Task to carry out >>
All of the data that follows should be retyped exactly, please, except the pictures.

***** Dataset content

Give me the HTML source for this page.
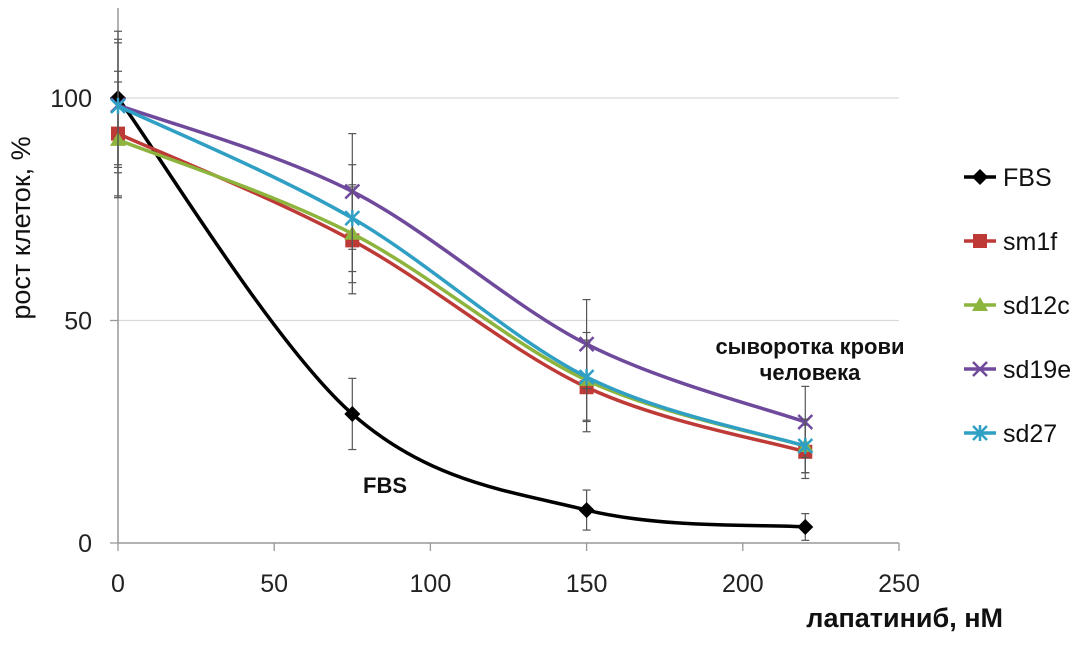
<!DOCTYPE html>
<html><head><meta charset="utf-8"><style>
body{margin:0;background:#fff}
text{font-family:"Liberation Sans","DejaVu Sans",sans-serif}
</style></head><body>
<svg id="c" width="1083" height="645"></svg>
<script>
const xVals=[0,75,150,220];
const seriesNames=["FBS","sm1f","sd12c","sd19e","sd27"];
const fbs=[100,29,7.4,3.6];
const sm1f=[92,68,35,20.5];
const sd12c=[90.6,69.5,36.6,21.8];
const sd19e=[98.4,79,44.7,27.2];
const sd27=[98.2,73,37.3,21.8];
const fbsErr=[15,8,4.5,3];
const sm1fErr=[14,12,10,6];
const sd12cErr=[13,11,9,6];
const sd19eErr=[14,13,10,8];
const sd27Err=[15,12,10,6];
const xTicks=[0,50,100,150,200,250];
const yTicks=[0,50,100];
const colors=["#000000","#be3a36","#8db43c","#6f4a9c","#2f9fc4"];
const NS="http://www.w3.org/2000/svg";
const svg=document.getElementById('c');
const X=v=>118+v*(899-118)/250;
const Y=v=>543-v*4.45;
function el(t,a,p){const e=document.createElementNS(NS,t);for(const k in a)e.setAttribute(k,a[k]);(p||svg).appendChild(e);return e;}
// grid
yTicks.forEach(t=>{if(t>0){const g=el('line',{x1:118,x2:899,y1:Y(t),y2:Y(t),stroke:'#d9d9d9','stroke-width':1.3});

}
const tl=el('text',{x:92,y:Y(t)+9,'text-anchor':'end','font-size':25,fill:'#222'});tl.textContent=t;


el('line',{x1:110,x2:118,y1:Y(t),y2:Y(t),stroke:'#999','stroke-width':1.3});});
el('line',{x1:118,x2:118,y1:8,y2:543,stroke:'#999','stroke-width':1.5});
el('line',{x1:118,x2:899,y1:543,y2:543,stroke:'#999','stroke-width':1.5});
xTicks.forEach(t=>{el('line',{x1:X(t),x2:X(t),y1:543,y2:551,stroke:'#999','stroke-width':1.3});
const tl=el('text',{x:X(t),y:592,'text-anchor':'middle','font-size':25,fill:'#222'});tl.textContent=t;

});
const yt=el('text',{x:0,y:0,transform:'translate(30,228) rotate(-90)','text-anchor':'middle','font-size':27,fill:'#111'});yt.textContent='рост клеток, %';


const xt=el('text',{x:1003,y:627,'text-anchor':'end','font-size':27,'font-weight':'bold',fill:'#111'});xt.textContent='лапатиниб, нМ';


function spline(pts){let d='M'+pts[0][0]+','+pts[0][1];const t=0.5/3*2;
for(let i=0;i<pts.length-1;i++){const p0=pts[i-1]||pts[i],p1=pts[i],p2=pts[i+1],p3=pts[i+2]||p2;
const c1=[p1[0]+(p2[0]-p0[0])*t/2,p1[1]+(p2[1]-p0[1])*t/2];const c2=[p2[0]-(p3[0]-p1[0])*t/2,p2[1]-(p3[1]-p1[1])*t/2];
d+=' C'+c1+' '+c2+' '+p2;}return d;}
function marker(k,x,y,c,g){if(k==0)el('path',{d:`M${x},${y-8}L${x+8},${y}L${x},${y+8}L${x-8},${y}Z`,fill:c},g);
else if(k==1)el('rect',{x:x-7,y:y-7,width:14,height:14,fill:c},g);
else if(k==2)el('path',{d:`M${x},${y-8}L${x+8},${y+6}L${x-8},${y+6}Z`,fill:c},g);
else if(k==3)el('path',{d:`M${x-7},${y-7}L${x+7},${y+7}M${x+7},${y-7}L${x-7},${y+7}`,stroke:c,'stroke-width':2.5},g);
else el('path',{d:`M${x-7},${y-7}L${x+7},${y+7}M${x+7},${y-7}L${x-7},${y+7}M${x},${y-8}L${x},${y+8}`,stroke:c,'stroke-width':2.5},g);}
const all=[fbs,sm1f,sd12c,sd19e,sd27],errs=[fbsErr,sm1fErr,sd12cErr,sd19eErr,sd27Err];
all.forEach((s,k)=>{const g=el('g',{});


s.forEach((v,i)=>{const x=X(xVals[i]);el('line',{x1:x,x2:x,y1:Y(v+errs[k][i]),y2:Y(v-errs[k][i]),stroke:'#555','stroke-width':1.2},g);
[v+errs[k][i],v-errs[k][i]].forEach(e=>el('line',{x1:x-4,x2:x+4,y1:Y(e),y2:Y(e),stroke:'#555','stroke-width':1.2},g));});
el('path',{d:spline(s.map((v,i)=>[X(xVals[i]),Y(v)])),fill:'none',stroke:colors[k],'stroke-width':3.5},g);
s.forEach((v,i)=>marker(k,X(xVals[i]),Y(v),colors[k],g));
// legend
const ly=177+k*64;const lg=el('g',{});


el('line',{x1:964,x2:996,y1:ly,y2:ly,stroke:colors[k],'stroke-width':3.5},lg);marker(k,980,ly,colors[k],lg);
const lt=el('text',{x:1003,y:ly+9,'font-size':25,fill:'#111'},lg);lt.textContent=seriesNames[k];});
const a1=el('text',{x:385,y:493,'text-anchor':'middle','font-size':22,'font-weight':'bold',fill:'#111'});a1.textContent='FBS';


const a2=el('text',{x:810,y:354,'text-anchor':'middle','font-size':22,'font-weight':'bold',fill:'#111'});a2.textContent='сыворотка крови';


const a3=el('text',{x:810,y:380,'text-anchor':'middle','font-size':22,'font-weight':'bold',fill:'#111'});a3.textContent='человека';


</script></body></html>
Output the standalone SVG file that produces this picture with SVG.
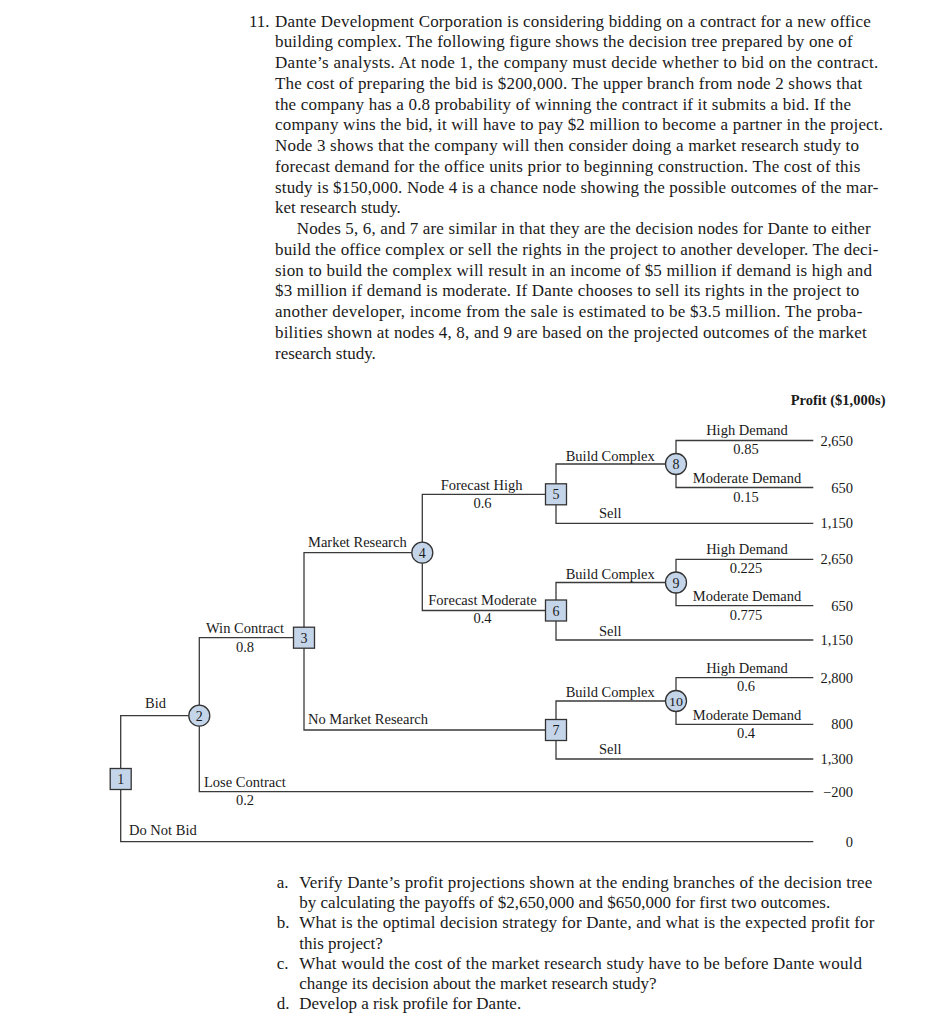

**********

The solution >>
Give me the HTML source for this page.
<!DOCTYPE html>
<html><head><meta charset="utf-8"><style>
body{margin:0;background:#fff}
text{font-family:"Liberation Sans","DejaVu Sans",sans-serif}
</style></head><body>
<svg id="c" width="1083" height="645"></svg>
<script>
const xVals=[0,75,150,220];
const seriesNames=["FBS","sm1f","sd12c","sd19e","sd27"];
const fbs=[100,29,7.4,3.6];
const sm1f=[92,68,35,20.5];
const sd12c=[90.6,69.5,36.6,21.8];
const sd19e=[98.4,79,44.7,27.2];
const sd27=[98.2,73,37.3,21.8];
const fbsErr=[15,8,4.5,3];
const sm1fErr=[14,12,10,6];
const sd12cErr=[13,11,9,6];
const sd19eErr=[14,13,10,8];
const sd27Err=[15,12,10,6];
const xTicks=[0,50,100,150,200,250];
const yTicks=[0,50,100];
const colors=["#000000","#be3a36","#8db43c","#6f4a9c","#2f9fc4"];
const NS="http://www.w3.org/2000/svg";
const svg=document.getElementById('c');
const X=v=>118+v*(899-118)/250;
const Y=v=>543-v*4.45;
function el(t,a,p){const e=document.createElementNS(NS,t);for(const k in a)e.setAttribute(k,a[k]);(p||svg).appendChild(e);return e;}
// grid
yTicks.forEach(t=>{if(t>0){const g=el('line',{x1:118,x2:899,y1:Y(t),y2:Y(t),stroke:'#d9d9d9','stroke-width':1.3});

}
const tl=el('text',{x:92,y:Y(t)+9,'text-anchor':'end','font-size':25,fill:'#222'});tl.textContent=t;


el('line',{x1:110,x2:118,y1:Y(t),y2:Y(t),stroke:'#999','stroke-width':1.3});});
el('line',{x1:118,x2:118,y1:8,y2:543,stroke:'#999','stroke-width':1.5});
el('line',{x1:118,x2:899,y1:543,y2:543,stroke:'#999','stroke-width':1.5});
xTicks.forEach(t=>{el('line',{x1:X(t),x2:X(t),y1:543,y2:551,stroke:'#999','stroke-width':1.3});
const tl=el('text',{x:X(t),y:592,'text-anchor':'middle','font-size':25,fill:'#222'});tl.textContent=t;

});
const yt=el('text',{x:0,y:0,transform:'translate(30,228) rotate(-90)','text-anchor':'middle','font-size':27,fill:'#111'});yt.textContent='рост клеток, %';


const xt=el('text',{x:1003,y:627,'text-anchor':'end','font-size':27,'font-weight':'bold',fill:'#111'});xt.textContent='лапатиниб, нМ';


function spline(pts){let d='M'+pts[0][0]+','+pts[0][1];const t=0.5/3*2;
for(let i=0;i<pts.length-1;i++){const p0=pts[i-1]||pts[i],p1=pts[i],p2=pts[i+1],p3=pts[i+2]||p2;
const c1=[p1[0]+(p2[0]-p0[0])*t/2,p1[1]+(p2[1]-p0[1])*t/2];const c2=[p2[0]-(p3[0]-p1[0])*t/2,p2[1]-(p3[1]-p1[1])*t/2];
d+=' C'+c1+' '+c2+' '+p2;}return d;}
function marker(k,x,y,c,g){if(k==0)el('path',{d:`M${x},${y-8}L${x+8},${y}L${x},${y+8}L${x-8},${y}Z`,fill:c},g);
else if(k==1)el('rect',{x:x-7,y:y-7,width:14,height:14,fill:c},g);
else if(k==2)el('path',{d:`M${x},${y-8}L${x+8},${y+6}L${x-8},${y+6}Z`,fill:c},g);
else if(k==3)el('path',{d:`M${x-7},${y-7}L${x+7},${y+7}M${x+7},${y-7}L${x-7},${y+7}`,stroke:c,'stroke-width':2.5},g);
else el('path',{d:`M${x-7},${y-7}L${x+7},${y+7}M${x+7},${y-7}L${x-7},${y+7}M${x},${y-8}L${x},${y+8}`,stroke:c,'stroke-width':2.5},g);}
const all=[fbs,sm1f,sd12c,sd19e,sd27],errs=[fbsErr,sm1fErr,sd12cErr,sd19eErr,sd27Err];
all.forEach((s,k)=>{const g=el('g',{});


s.forEach((v,i)=>{const x=X(xVals[i]);el('line',{x1:x,x2:x,y1:Y(v+errs[k][i]),y2:Y(v-errs[k][i]),stroke:'#555','stroke-width':1.2},g);
[v+errs[k][i],v-errs[k][i]].forEach(e=>el('line',{x1:x-4,x2:x+4,y1:Y(e),y2:Y(e),stroke:'#555','stroke-width':1.2},g));});
el('path',{d:spline(s.map((v,i)=>[X(xVals[i]),Y(v)])),fill:'none',stroke:colors[k],'stroke-width':3.5},g);
s.forEach((v,i)=>marker(k,X(xVals[i]),Y(v),colors[k],g));
// legend
const ly=177+k*64;const lg=el('g',{});


el('line',{x1:964,x2:996,y1:ly,y2:ly,stroke:colors[k],'stroke-width':3.5},lg);marker(k,980,ly,colors[k],lg);
const lt=el('text',{x:1003,y:ly+9,'font-size':25,fill:'#111'},lg);lt.textContent=seriesNames[k];});
const a1=el('text',{x:385,y:493,'text-anchor':'middle','font-size':22,'font-weight':'bold',fill:'#111'});a1.textContent='FBS';


const a2=el('text',{x:810,y:354,'text-anchor':'middle','font-size':22,'font-weight':'bold',fill:'#111'});a2.textContent='сыворотка крови';


const a3=el('text',{x:810,y:380,'text-anchor':'middle','font-size':22,'font-weight':'bold',fill:'#111'});a3.textContent='человека';


</script></body></html>
Output the standalone SVG file that produces this picture with SVG.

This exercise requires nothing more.